Financing Strategy Alignment
Financing strategy should align with the property’s cash flow profile. Higher leverage magnifies returns when cash flow is strong, but it can rapidly erode margin if vacancies rise. The calculator shows exactly how mortgage payments respond to interest rate changes. For a $350,000 loan amount, the difference between 5 percent and 7 percent interest rates is roughly $430 in monthly debt service. Investors can test whether buying down the rate or locking a shorter adjustable mortgage improves DSCR. Additionally, the tool can help decide whether to refinance an existing property: plug in the new balance, rate, and term, and compare DSCR and cash-on-cash return before and after. If DSCR improves, lenders will view the transaction more favorably.
Compliance and Risk Mitigation
A calculator also doubles as a compliance checklist. Many states now require landlords to provide documentation of rent reasonableness or affordability metrics when applying for incentive programs. Having a ready-made model demonstrates that your rent levels are justified by costs, supporting applications for energy rebates or property tax abatements. Resources from HUD.gov often outline threshold ratios for participating in housing choice voucher programs, and your calculator results can confirm eligibility. Additionally, documenting maintenance reserves and insurance in your underwriting can reduce liability if a dispute arises, showing that you proactively planned for safe housing conditions.
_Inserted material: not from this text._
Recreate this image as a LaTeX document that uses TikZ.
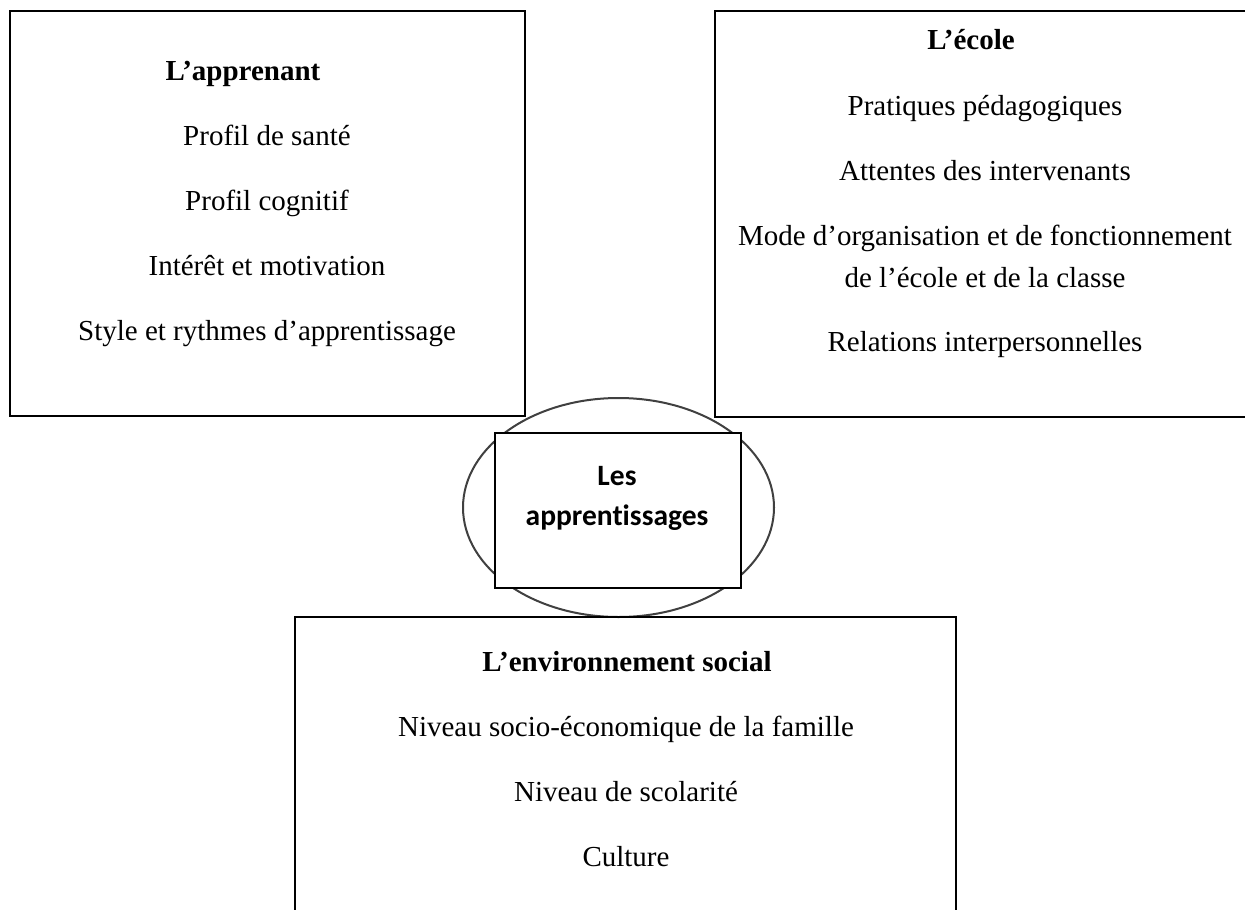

Advanced Optimization Techniques
Beyond baseline underwriting, seasoned investors leverage the calculator for advanced optimization. One technique is sensitivity analysis: change one variable at a time to see its exact contribution to cash flow. Another is Monte Carlo-style modeling where you input a range for vacancies or maintenance and run several iterations manually. While more sophisticated software can automate scenarios, a disciplined analyst can achieve similar insight by saving calculator outputs across multiple cases. Investors in collegiate markets may even map academic calendars onto cash flow assumptions, using the calculator to evaluate the impact of mid-year move-outs or seasonal rent premiums. Combining calculator results with demographic studies from universities or local economic development agencies ensures you capture the unique rhythm of each submarket.
Finally, integrate the calculator into your asset management cadence. Update it quarterly with actual figures to identify variance between projections and performance. If insurance premiums spike due to regional storm activity, adjust the input and evaluate whether rent increases or expense reductions elsewhere can compensate. When you consider a capital improvement, such as adding accessory dwelling units, treat it as a mini acquisition: input construction cost, incremental rent, and revised expenses to see if the project achieves your target return. In doing so, you transform the rental properties income calculator from a one-time due diligence tool into a living financial dashboard guiding every phase of ownership.